Blaming the Internet

If you’re looking at an interesting argument against the trade sanctions to which the DPRK (North Korea) is currently subject, this article is worth a read. It’s an interview with Felix Abt.

Naturally, when I hear a businessman claiming his for-profit venture in North Korea is really a way of helping bring about reform there, I’m suspicious: it’s also a way of profiting off some of the most vulnerable people on Earth, and I’m somewhat uncomfortable with the idea of business leading reform because business will (first and foremost, necessarily) always jigger things to benefit itself. It doubtless will bring reforms, but will it be the kind of reforms the people in North Korea need?

Still, it’s hard to justify sanctions we know aren’t going to topple the regime…

In any case, what brought me to write this post is actually just one passage in the article, in the part where the author explains the flamewars between the “sanctioner” and “engager” camps on North Korea-related forums:

Unfortunately, arguments are commonplace and cooperation between the two is rare. Part of this may stem from the fact that most North Korea scholars are above the age of thirty-five; as non-digital natives, they haven’t grown up on the wild, whacky Internet, where tone is easily misinterpreted. (Say what you like about those Reddit-reading Millennials, but in North Korean affairs, they have sharper netiquette and are less prone to digital meltdowns.)

keep-calm-and-blame-the-internet

That’s amusing. I’ve seen some pretty ridiculous trolling (and the odd digital meltdown) on Reddit, like other places young Internet users frequent. I don’t think Millennials are really all that more calm or etiquette-possessing than their elders.

I don’t think it’s misinterpretation of tone, or a failure of etiquette, that leads to flame wars and meltdowns. I think it’s a combination of:

  • terrible writing skills
  • terrible reading skills
  • a crippling desire to force other people to think like oneself

The poor reading and writing skills I describe seem, from what I can tell, to be pretty common across generational lines. Baby Boomers, Gen Xers, and Millennials all mostly suck and communicating in writing, because writing’s something that looks easy to do well, but isn’t. (A lot like photography in the age of smartphones: everyone’s got a camera, but one rarely sees a truly arresting, masterfully shot photograph.)

So if it’s not that they have better reading or writing skills, is it that Reddit-reading Millennials are somehow less under the influence of the dogmatic impulse? Don’t get me wrong: I think persuasive argumentation’s a good thing. But persuasion, as I always tell my students, isn’t about forcing someone to agree with you: it’s about making a compelling argument for your position, such that those who disagree cannot easily dismiss it, and the (very) few who are willing to admit they might be wrong may be convinced to reconsider their own position. That’s hard, especially when you truly care about a subject—and most of the people who bother to talk about North Korea and sanctions do care about it, after all. (Plenty of them might not be native English speakers, on top of that.)

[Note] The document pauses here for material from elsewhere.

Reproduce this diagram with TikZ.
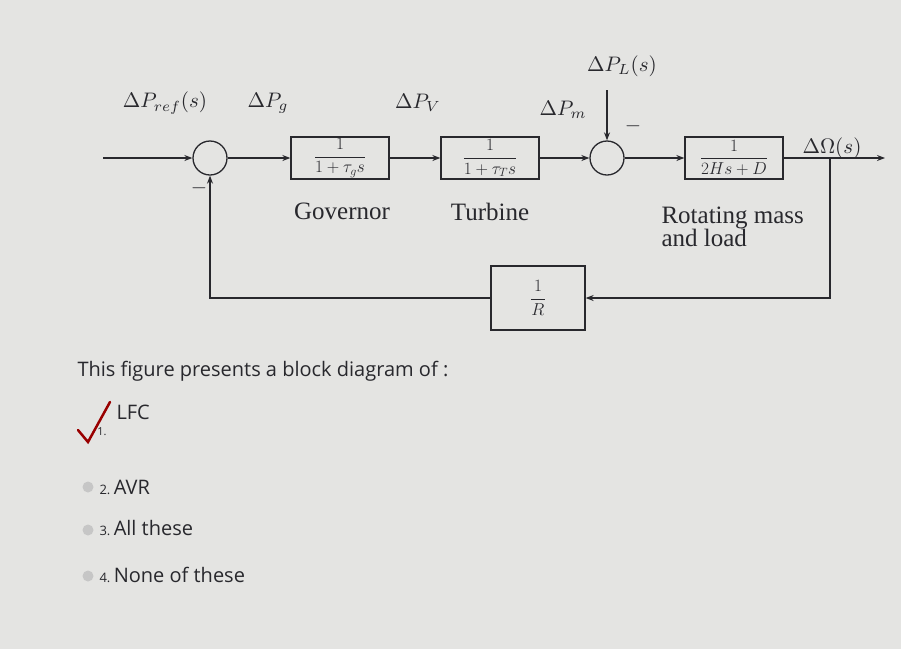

Not that it’s because of better etiquette: that made me laugh. Millennials may be more savvy about certain things, but their manners are no better—and, I’d say, frequently just as terrible as—their elders. 1 Actually, my experience suggests young people are just as prone to dogmatic, thought-coercive excess. It’s just that among people of that age, it’s highly fashionable to affect a tone of disinterest: fashionable snark, attempts at irony, an arch tone, and claiming not to give a shit what anyone thinks.

Which is not to say I like that affectation. I just think it might be culturally adaptive, in a world where most people aren’t interested in being a good reader, writer, or thinker, and in a world where one must live surrounded by people who mostly aren’t very good at those three skills either.

Which is to say, it’s funny how often we blame the internet for things that are actually end user problems.

(Which is not to say there aren’t important design problems on social network sites. But that’s a subject for another post entirely.)


  1. The Millennials I lived with a few years back had horrendous etiquette, and on top of that, actually claimed no such thing as basic universal etiquette existed. As my wife put it, they seemed to want to be parented through their lack of good manners.